What you will do – Print the whole listing exactly.

━━━━━ Provided data

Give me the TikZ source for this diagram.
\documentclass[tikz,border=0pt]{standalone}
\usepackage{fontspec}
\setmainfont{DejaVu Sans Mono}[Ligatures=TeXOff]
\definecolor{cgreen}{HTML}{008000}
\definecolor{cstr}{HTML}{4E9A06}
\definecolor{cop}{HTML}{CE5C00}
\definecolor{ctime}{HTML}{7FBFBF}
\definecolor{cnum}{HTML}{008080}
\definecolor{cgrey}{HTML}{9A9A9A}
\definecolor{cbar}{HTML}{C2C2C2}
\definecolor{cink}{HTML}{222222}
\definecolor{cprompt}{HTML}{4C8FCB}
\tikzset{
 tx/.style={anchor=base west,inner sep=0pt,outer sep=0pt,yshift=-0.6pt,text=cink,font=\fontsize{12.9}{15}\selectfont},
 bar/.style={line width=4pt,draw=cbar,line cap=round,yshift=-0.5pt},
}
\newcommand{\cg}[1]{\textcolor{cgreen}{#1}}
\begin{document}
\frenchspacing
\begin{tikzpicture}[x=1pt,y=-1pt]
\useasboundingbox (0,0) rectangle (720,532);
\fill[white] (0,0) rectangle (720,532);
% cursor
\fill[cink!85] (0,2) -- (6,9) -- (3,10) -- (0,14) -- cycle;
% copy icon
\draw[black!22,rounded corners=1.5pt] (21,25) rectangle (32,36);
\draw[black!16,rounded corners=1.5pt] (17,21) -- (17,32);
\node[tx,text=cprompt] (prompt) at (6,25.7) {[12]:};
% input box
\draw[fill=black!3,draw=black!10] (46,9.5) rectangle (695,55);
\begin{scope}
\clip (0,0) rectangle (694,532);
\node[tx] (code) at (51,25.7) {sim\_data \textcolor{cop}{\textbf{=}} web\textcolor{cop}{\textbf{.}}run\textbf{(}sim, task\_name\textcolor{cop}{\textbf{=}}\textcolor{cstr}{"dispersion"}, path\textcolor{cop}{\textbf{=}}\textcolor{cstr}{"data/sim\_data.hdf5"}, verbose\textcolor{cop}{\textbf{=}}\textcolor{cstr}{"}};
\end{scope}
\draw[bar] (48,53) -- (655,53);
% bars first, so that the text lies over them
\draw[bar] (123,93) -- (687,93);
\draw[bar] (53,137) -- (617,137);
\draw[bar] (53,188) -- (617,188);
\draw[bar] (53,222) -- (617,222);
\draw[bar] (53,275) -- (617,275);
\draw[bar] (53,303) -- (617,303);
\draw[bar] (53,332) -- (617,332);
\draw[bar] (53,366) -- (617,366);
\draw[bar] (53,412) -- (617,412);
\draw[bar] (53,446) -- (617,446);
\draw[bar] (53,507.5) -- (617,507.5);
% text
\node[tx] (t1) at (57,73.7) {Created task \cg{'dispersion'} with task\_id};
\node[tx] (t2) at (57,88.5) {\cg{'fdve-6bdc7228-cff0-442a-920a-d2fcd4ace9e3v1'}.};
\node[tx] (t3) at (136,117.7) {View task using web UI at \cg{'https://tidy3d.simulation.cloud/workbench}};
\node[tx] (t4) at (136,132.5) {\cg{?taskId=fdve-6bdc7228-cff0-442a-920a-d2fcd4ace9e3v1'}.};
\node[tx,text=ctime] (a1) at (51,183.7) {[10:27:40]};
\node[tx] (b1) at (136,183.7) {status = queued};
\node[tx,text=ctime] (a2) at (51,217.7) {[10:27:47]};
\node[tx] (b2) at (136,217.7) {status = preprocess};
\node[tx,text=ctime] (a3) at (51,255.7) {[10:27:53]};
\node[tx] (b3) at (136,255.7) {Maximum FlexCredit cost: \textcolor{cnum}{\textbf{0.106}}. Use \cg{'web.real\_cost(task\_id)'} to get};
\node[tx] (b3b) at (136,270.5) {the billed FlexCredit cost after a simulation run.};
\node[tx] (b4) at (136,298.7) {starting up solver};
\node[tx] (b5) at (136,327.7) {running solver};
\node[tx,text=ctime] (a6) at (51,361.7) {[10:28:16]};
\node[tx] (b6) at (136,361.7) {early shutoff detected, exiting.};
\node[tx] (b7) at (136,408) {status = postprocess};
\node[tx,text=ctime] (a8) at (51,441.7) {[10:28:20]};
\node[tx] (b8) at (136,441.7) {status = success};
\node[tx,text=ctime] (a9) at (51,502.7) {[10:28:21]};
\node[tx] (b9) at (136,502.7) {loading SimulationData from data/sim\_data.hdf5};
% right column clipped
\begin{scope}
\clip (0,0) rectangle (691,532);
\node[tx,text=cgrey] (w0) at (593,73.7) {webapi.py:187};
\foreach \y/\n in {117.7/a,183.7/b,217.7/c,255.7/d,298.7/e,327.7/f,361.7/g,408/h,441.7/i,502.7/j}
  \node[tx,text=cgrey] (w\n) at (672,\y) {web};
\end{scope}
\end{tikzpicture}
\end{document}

━━━━━━━━━━

Task response –
Give me the TikZ source for this diagram.
\documentclass[tikz,border=0pt]{standalone}
\usepackage{fontspec}
\setmainfont{DejaVu Sans Mono}[Ligatures=TeXOff]
\definecolor{cgreen}{HTML}{008000}
\definecolor{cstr}{HTML}{4E9A06}
\definecolor{cop}{HTML}{CE5C00}
\definecolor{ctime}{HTML}{7FBFBF}
\definecolor{cnum}{HTML}{008080}
\definecolor{cgrey}{HTML}{9A9A9A}
\definecolor{cbar}{HTML}{C2C2C2}
\definecolor{cink}{HTML}{222222}
\definecolor{cprompt}{HTML}{4C8FCB}
\tikzset{
 tx/.style={anchor=base west,inner sep=0pt,outer sep=0pt,yshift=-0.6pt,text=cink,font=\fontsize{12.9}{15}\selectfont},
 bar/.style={line width=4pt,draw=cbar,line cap=round,yshift=-0.5pt},
}
\newcommand{\cg}[1]{\textcolor{cgreen}{#1}}
\begin{document}
\frenchspacing
\begin{tikzpicture}[x=1pt,y=-1pt]
\useasboundingbox (0,0) rectangle (720,532);
\fill[white] (0,0) rectangle (720,532);
% cursor
\fill[cink!85] (0,2) -- (6,9) -- (3,10) -- (0,14) -- cycle;
% copy icon
\draw[black!22,rounded corners=1.5pt] (21,25) rectangle (32,36);
\draw[black!16,rounded corners=1.5pt] (17,21) -- (17,32);
\node[tx,text=cprompt] (prompt) at (6,25.7) {[12]:};
% input box
\draw[fill=black!3,draw=black!10] (46,9.5) rectangle (695,55);
\begin{scope}
\clip (0,0) rectangle (694,532);
\node[tx] (code) at (51,25.7) {sim\_data \textcolor{cop}{\textbf{=}} web\textcolor{cop}{\textbf{.}}run\textbf{(}sim, task\_name\textcolor{cop}{\textbf{=}}\textcolor{cstr}{"dispersion"}, path\textcolor{cop}{\textbf{=}}\textcolor{cstr}{"data/sim\_data.hdf5"}, verbose\textcolor{cop}{\textbf{=}}\textcolor{cstr}{"}};
\end{scope}
\draw[bar] (48,53) -- (655,53);
% bars first, so that the text lies over them
\draw[bar] (123,93) -- (687,93);
\draw[bar] (53,137) -- (617,137);
\draw[bar] (53,188) -- (617,188);
\draw[bar] (53,222) -- (617,222);
\draw[bar] (53,275) -- (617,275);
\draw[bar] (53,303) -- (617,303);
\draw[bar] (53,332) -- (617,332);
\draw[bar] (53,366) -- (617,366);
\draw[bar] (53,412) -- (617,412);
\draw[bar] (53,446) -- (617,446);
\draw[bar] (53,507.5) -- (617,507.5);
% text
\node[tx] (t1) at (57,73.7) {Created task \cg{'dispersion'} with task\_id};
\node[tx] (t2) at (57,88.5) {\cg{'fdve-6bdc7228-cff0-442a-920a-d2fcd4ace9e3v1'}.};
\node[tx] (t3) at (136,117.7) {View task using web UI at \cg{'https://tidy3d.simulation.cloud/workbench}};
\node[tx] (t4) at (136,132.5) {\cg{?taskId=fdve-6bdc7228-cff0-442a-920a-d2fcd4ace9e3v1'}.};
\node[tx,text=ctime] (a1) at (51,183.7) {[10:27:40]};
\node[tx] (b1) at (136,183.7) {status = queued};
\node[tx,text=ctime] (a2) at (51,217.7) {[10:27:47]};
\node[tx] (b2) at (136,217.7) {status = preprocess};
\node[tx,text=ctime] (a3) at (51,255.7) {[10:27:53]};
\node[tx] (b3) at (136,255.7) {Maximum FlexCredit cost: \textcolor{cnum}{\textbf{0.106}}. Use \cg{'web.real\_cost(task\_id)'} to get};
\node[tx] (b3b) at (136,270.5) {the billed FlexCredit cost after a simulation run.};
\node[tx] (b4) at (136,298.7) {starting up solver};
\node[tx] (b5) at (136,327.7) {running solver};
\node[tx,text=ctime] (a6) at (51,361.7) {[10:28:16]};
\node[tx] (b6) at (136,361.7) {early shutoff detected, exiting.};
\node[tx] (b7) at (136,408) {status = postprocess};
\node[tx,text=ctime] (a8) at (51,441.7) {[10:28:20]};
\node[tx] (b8) at (136,441.7) {status = success};
\node[tx,text=ctime] (a9) at (51,502.7) {[10:28:21]};
\node[tx] (b9) at (136,502.7) {loading SimulationData from data/sim\_data.hdf5};
% right column clipped
\begin{scope}
\clip (0,0) rectangle (691,532);
\node[tx,text=cgrey] (w0) at (593,73.7) {webapi.py:187};
\foreach \y/\n in {117.7/a,183.7/b,217.7/c,255.7/d,298.7/e,327.7/f,361.7/g,408/h,441.7/i,502.7/j}
  \node[tx,text=cgrey] (w\n) at (672,\y) {web};
\end{scope}
\end{tikzpicture}
\end{document}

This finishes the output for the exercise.